In particularly, ASIC had alleged that, the company chief executive officer and company secretary or general counsel, Mr. Macdonald and Mr. Shafron had breached the director’s duty of care and diligence under Section 180(1) as they had failed to advice the board to disclose the DOCI information to ASX (Hargovan 2009). Thus the court had imposed penalties on both of them: •Mr. Macdonald was disqualified from managing a company for 15 years and a pecuniary penalty of $350,000.
According to the Corporation Act 2001, Section 180(1), an officer obtain the power in decision making which affected the whole or substantial part of a business, thus, Mr, Shafron had a positive obligation to advise the board of the disclosure of DOCI. In relation, he was given a disqualification order for 7 years and a pecuniary penalty of $75,000 (Baxt, Finnane and Harris 2012). •Mr.

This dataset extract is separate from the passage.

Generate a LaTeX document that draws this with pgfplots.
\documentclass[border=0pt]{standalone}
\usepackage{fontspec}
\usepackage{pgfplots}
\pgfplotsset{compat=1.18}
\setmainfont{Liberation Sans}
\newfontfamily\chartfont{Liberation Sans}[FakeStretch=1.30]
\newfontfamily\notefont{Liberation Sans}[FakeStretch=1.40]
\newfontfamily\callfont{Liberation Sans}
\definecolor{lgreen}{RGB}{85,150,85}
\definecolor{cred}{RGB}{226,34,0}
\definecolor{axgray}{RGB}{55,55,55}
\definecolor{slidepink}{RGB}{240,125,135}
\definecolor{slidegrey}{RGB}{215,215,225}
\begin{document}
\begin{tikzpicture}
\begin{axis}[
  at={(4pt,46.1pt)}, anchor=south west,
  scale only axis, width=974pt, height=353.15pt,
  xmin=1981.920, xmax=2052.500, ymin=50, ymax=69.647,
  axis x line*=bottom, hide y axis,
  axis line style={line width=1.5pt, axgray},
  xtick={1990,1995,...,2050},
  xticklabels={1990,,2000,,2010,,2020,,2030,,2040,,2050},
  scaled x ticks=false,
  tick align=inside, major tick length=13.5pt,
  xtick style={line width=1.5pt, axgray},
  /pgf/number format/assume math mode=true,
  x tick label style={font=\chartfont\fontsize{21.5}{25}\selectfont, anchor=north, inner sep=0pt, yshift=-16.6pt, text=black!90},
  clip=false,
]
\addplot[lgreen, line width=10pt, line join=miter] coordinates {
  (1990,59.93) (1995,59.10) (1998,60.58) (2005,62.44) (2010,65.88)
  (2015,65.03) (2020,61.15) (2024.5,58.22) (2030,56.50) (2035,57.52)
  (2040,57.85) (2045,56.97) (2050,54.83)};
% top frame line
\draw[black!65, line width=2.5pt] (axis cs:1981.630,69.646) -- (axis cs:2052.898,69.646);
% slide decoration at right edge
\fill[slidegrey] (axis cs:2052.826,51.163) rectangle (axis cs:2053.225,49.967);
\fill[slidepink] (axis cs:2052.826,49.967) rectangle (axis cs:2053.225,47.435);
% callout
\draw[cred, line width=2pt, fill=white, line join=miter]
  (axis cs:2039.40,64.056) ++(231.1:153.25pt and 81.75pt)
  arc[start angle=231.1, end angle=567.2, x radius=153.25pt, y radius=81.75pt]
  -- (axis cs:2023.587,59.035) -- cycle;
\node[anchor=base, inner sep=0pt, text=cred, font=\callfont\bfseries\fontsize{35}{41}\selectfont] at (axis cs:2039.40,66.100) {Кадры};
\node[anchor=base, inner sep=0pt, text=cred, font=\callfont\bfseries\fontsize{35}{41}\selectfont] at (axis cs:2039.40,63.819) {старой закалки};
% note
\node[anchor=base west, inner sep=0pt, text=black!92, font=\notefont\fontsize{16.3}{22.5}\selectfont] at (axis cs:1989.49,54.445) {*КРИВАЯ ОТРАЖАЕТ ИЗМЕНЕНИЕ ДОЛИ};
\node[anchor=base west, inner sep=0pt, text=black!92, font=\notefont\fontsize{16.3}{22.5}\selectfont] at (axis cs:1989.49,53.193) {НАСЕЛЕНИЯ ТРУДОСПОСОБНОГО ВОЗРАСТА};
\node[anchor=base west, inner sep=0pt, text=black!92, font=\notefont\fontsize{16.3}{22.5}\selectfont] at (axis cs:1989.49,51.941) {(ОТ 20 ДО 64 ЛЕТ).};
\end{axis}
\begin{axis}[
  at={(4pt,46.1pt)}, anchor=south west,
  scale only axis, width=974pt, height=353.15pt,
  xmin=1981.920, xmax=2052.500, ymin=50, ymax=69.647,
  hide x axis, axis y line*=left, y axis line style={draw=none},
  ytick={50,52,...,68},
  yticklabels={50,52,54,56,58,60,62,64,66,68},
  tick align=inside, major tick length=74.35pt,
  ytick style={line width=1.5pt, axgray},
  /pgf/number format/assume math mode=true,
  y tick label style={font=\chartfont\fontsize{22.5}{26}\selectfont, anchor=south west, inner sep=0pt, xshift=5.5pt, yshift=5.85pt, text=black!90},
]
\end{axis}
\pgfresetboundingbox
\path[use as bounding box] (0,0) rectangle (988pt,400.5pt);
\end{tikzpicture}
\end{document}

Morley had been banned from the management for 5 years and paid a pecuniary penalty of $35,000. •However, all of the seven former non-executives directors were disqualified from management for 5 years each and a pecuniary penalty of $30,000.

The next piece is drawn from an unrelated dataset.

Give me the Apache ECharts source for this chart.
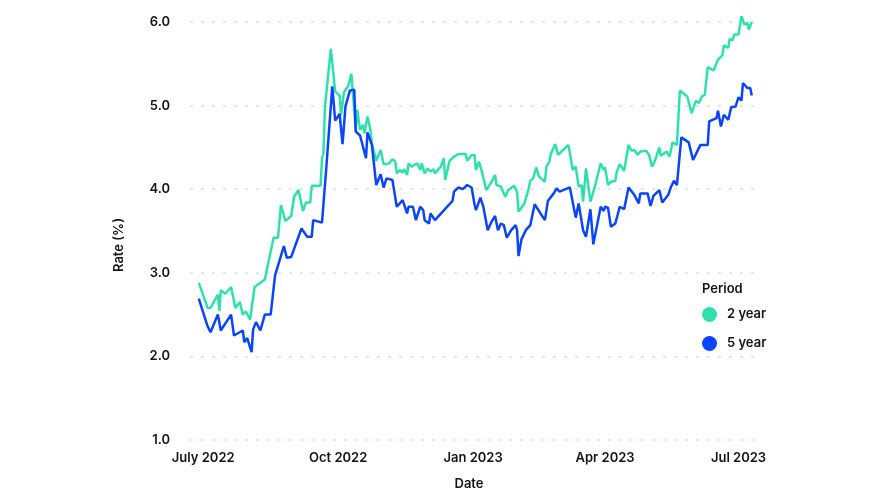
<!DOCTYPE html>
<html>
<head>
<meta charset="utf-8">
<script src="https://cdn.jsdelivr.net/npm/echarts@6/dist/echarts.min.js"></script>
<style>
html,body{margin:0;padding:0;background:#fff;}
#chart{width:876px;height:496px;}
</style>
</head>
<body>
<div id="chart"></div>
<script>
// x values are days counted from 1 July 2022.
const days2y = [-3,3,5,10,11,12,15,19,22,25,27,29,32,35,42,48,51,53,56,60,62,65,68,70,73,74,80,81,82,83,87,90,93,94,96,99,101,103,104,105,107,109,110,112,114,115,118,121,123,125,127,129,131,132,134,136,137,139,140,142,146,148,149,151,153,155,157,158,162,164,165,168,171,174,179,180,183,185,186,188,190,193,196,199,200,203,206,208,212,214,215,219,222,223,225,227,229,233,234,236,237,238,240,242,246,249,252,254,256,258,259,261,264,267,271,273,274,276,278,281,282,284,287,290,292,294,296,298,302,304,306,308,311,312,316,318,320,323,325,330,333,336,338,340,342,344,348,351,354,355,358,359,361,362,365,367,369,371,372,374];
const rate2y = [2.88,2.58,2.58,2.74,2.54,2.79,2.75,2.83,2.58,2.65,2.50,2.54,2.44,2.83,2.92,3.42,3.42,3.81,3.62,3.68,3.91,3.99,3.74,3.84,3.84,4.04,4.04,4.37,4.43,4.98,5.68,5.17,5.12,4.89,5.16,5.24,5.38,4.95,4.71,4.95,4.71,4.77,4.67,4.87,4.71,4.55,4.34,4.47,4.30,4.30,4.31,4.36,4.33,4.19,4.23,4.20,4.24,4.17,4.31,4.27,4.31,4.23,4.31,4.19,4.25,4.21,4.24,4.19,4.27,4.37,4.11,4.34,4.39,4.42,4.42,4.34,4.41,4.41,4.23,4.33,4.21,3.99,4.07,4.17,4.05,4.03,3.91,3.99,4.04,3.97,3.73,3.83,4.01,4.10,4.13,4.26,4.15,4.09,4.27,4.33,4.42,4.40,4.54,4.41,4.48,4.53,4.23,4.27,4.03,4.05,3.85,4.25,3.85,4.03,4.31,4.23,4.26,4.05,4.09,4.10,4.21,4.30,4.22,4.53,4.46,4.47,4.41,4.45,4.46,4.41,4.27,4.34,4.50,4.40,4.45,4.39,4.56,4.53,5.18,5.11,4.91,5.06,5.03,5.11,5.13,5.46,5.42,5.55,5.60,5.72,5.69,5.80,5.78,5.85,5.85,6.07,5.97,5.99,5.91,6.00];
const days5y = [-3,3,5,10,12,19,21,27,28,30,33,34,36,39,42,46,49,55,57,60,67,71,74,75,81,84,88,90,93,95,97,100,103,104,107,111,112,115,118,121,123,125,129,132,136,139,140,143,145,148,150,151,154,155,158,170,171,174,177,180,183,185,186,189,191,194,196,199,201,203,205,207,210,213,214,215,217,220,223,226,230,233,235,239,241,243,247,250,252,254,256,259,261,264,266,269,271,273,274,276,278,281,284,287,290,294,297,298,303,305,307,311,313,317,319,321,323,326,331,334,339,344,345,350,351,353,355,358,360,363,365,367,368,371,373,374];
const rate5y = [2.69,2.36,2.29,2.50,2.31,2.50,2.25,2.31,2.17,2.22,2.05,2.32,2.41,2.31,2.50,2.50,2.97,3.32,3.18,3.19,3.53,3.43,3.43,3.63,3.60,4.27,5.23,4.82,4.90,4.54,4.99,5.18,5.19,4.69,4.64,4.37,4.68,4.53,4.05,4.18,4.02,4.13,4.11,3.79,3.87,3.71,3.79,3.79,3.63,3.79,3.75,3.63,3.59,3.71,3.63,3.86,3.97,4.02,4.00,4.05,4.02,3.82,3.75,3.90,3.79,3.51,3.59,3.68,3.51,3.59,3.57,3.42,3.51,3.57,3.51,3.20,3.40,3.51,3.57,3.82,3.71,3.63,3.86,3.95,4.01,3.97,4.00,4.02,3.84,3.66,3.83,3.51,3.43,3.76,3.34,3.61,3.79,3.74,3.79,3.78,3.55,3.59,3.79,3.76,4.02,3.93,3.83,3.95,3.95,3.80,3.92,3.99,3.84,3.93,4.03,4.10,4.05,4.62,4.56,4.35,4.53,4.53,4.81,4.85,4.94,4.75,4.89,4.83,4.98,4.99,5.10,5.06,5.27,5.21,5.21,5.12];
const tickDays = [0, 92, 184, 274, 365];
const tickLabels = ['July 2022', 'Oct 2022', 'Jan 2023', 'Apr 2023', 'Jul 2023'];
const seriesNames = ['2 year', '5 year'];

const pairs = (ds, vs) => ds.map((d, i) => [d, vs[i]]);

const FONT = 'Inter, "Noto Sans", sans-serif';
const INK = '#141414';
const chart = echarts.init(document.getElementById('chart'), null, {renderer: 'canvas'});
chart.setOption({
  backgroundColor: '#ffffff',
  animation: false,
  textStyle: {fontFamily: FONT},
  grid: {left: 190, right: 114, top: 22, bottom: 55},
  title: {
    text: 'Period', left: 697, top: 278,
    textStyle: {fontFamily: FONT, fontSize: 13, fontWeight: 600, color: INK}
  },
  legend: {
    orient: 'vertical', left: 697, top: 302, itemGap: 14,
    icon: 'circle', itemWidth: 15, itemHeight: 15,
    data: seriesNames,
    textStyle: {fontFamily: FONT, fontSize: 13, fontWeight: 600, color: INK, padding: [0, 0, 0, 5]}
  },
  xAxis: {
    type: 'value',
    min: -9, max: 381,
    name: 'Date', nameLocation: 'middle', nameGap: 38,
    nameTextStyle: {fontFamily: FONT, fontSize: 13, fontWeight: 600, color: INK, padding: [0, 14, 0, 0]},
    axisLine: {show: false}, axisTick: {show: false}, splitLine: {show: false},
    axisLabel: {
      customValues: tickDays,
      margin: 12,
      fontFamily: FONT, fontSize: 13, fontWeight: 600, color: INK,
      formatter: v => { const i = tickDays.indexOf(v); return i >= 0 ? tickLabels[i] : ''; }
    }
  },
  yAxis: {
    type: 'value', min: 1, max: 6, interval: 1,
    name: 'Rate (%)', nameLocation: 'middle', nameGap: 64, nameRotate: 90,
    nameTextStyle: {fontFamily: FONT, fontSize: 13, fontWeight: 600, color: INK, padding: [0, 28, 0, 0]},
    axisLine: {show: false}, axisTick: {show: false},
    axisLabel: {
      margin: 20, fontFamily: FONT, fontSize: 13, fontWeight: 600, color: INK,
      formatter: v => v.toFixed(1)
    },
    splitLine: {show: true, lineStyle: {color: '#e6e6e6', width: 2, type: [3, 8]}}
  },
  series: [
    {
      name: seriesNames[0], type: 'line', data: pairs(days2y, rate2y),
      showSymbol: false, clip: false,
      lineStyle: {width: 2.5, color: '#2fe0ae'}, itemStyle: {color: '#2fe0ae'}
    },
    {
      name: seriesNames[1], type: 'line', data: pairs(days5y, rate5y),
      showSymbol: false, clip: false,
      lineStyle: {width: 2.5, color: '#0b45fb'}, itemStyle: {color: '#0b45fb'}
    }
  ]
});
</script>
</body>
</html>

The Appeal: In December 2010, the NSW court of Appeal overturned the finding in relation to liabilities and penalties of the non-executives directors, the CFO and secretary general counsel of James Hardie Industries Ltd as ASIC had failed to prove that the ASX media statement was approved by the board, and as the appellate court had established that some of the directors had acted honestly without any intention to gain benefit from themselves, which is under Section 1317 of the Corporation Act 2001 (Hargovan 2011).
Thus, amendment had been made in relation to lessen the liabilities and penalty of the directors and officer can be found in later section (summary of media release). Nevertheless, it’s worth noting that Mr. Shafron, Mr. Morley and ASIC had filled application for special leave to appeal the decision of the Court of Appeal. In May 2011, ASIC had issued media release that stated that they had granted a special leave to appeal the James Hardie decision.
ASIC didn’t change their position in relation to the directors of James Hardie and they are still seeking to uphold the finding that the directors of James Hardie had breached their duty by approving the ASX announcement made by the company (ASIC 2011). Media Release’s Summary: This article talk about the ASIC had granted a special leave from the High Court to appeal the decision of the New South Wales Court of Appeal in the James Hardie matter in relation to the former non-executive directors and the former company secretary and general counsel of James Hardie Industries Limited.
The ASIC has actually filled his application in the High Court on 14 January 2011. The purpose of ASIC to strive for a special leave is they are seeking clarification about the nature, content and scope of ASIC’s obligation, while the Court of Appeal had concluded that ASIC had breached their duty of fairness, as they failed to call the witness Mr. Rob in the trial judge of James Hardie case (ASIC 2011).
The failure to call the witness, Mr.Rob had make a tremendous impact on the decision of the court, as they cannot attest the non-executive directors had voted in favor of the ASX announcement’s draft (Thomas 2011). As a result of that, ASIC is hoping the High Court to uphold the finding if the trial judge that the directors had acted in favor in regards of the ASX announcement made by the company (ASIC 2011). Decision: As a result of that, in August 2009, the NSW Supreme Court had imposed pecuniary penalties on JHIL and all the non-executive officers and executive officers, plus a disqualification order on them for an extensive period.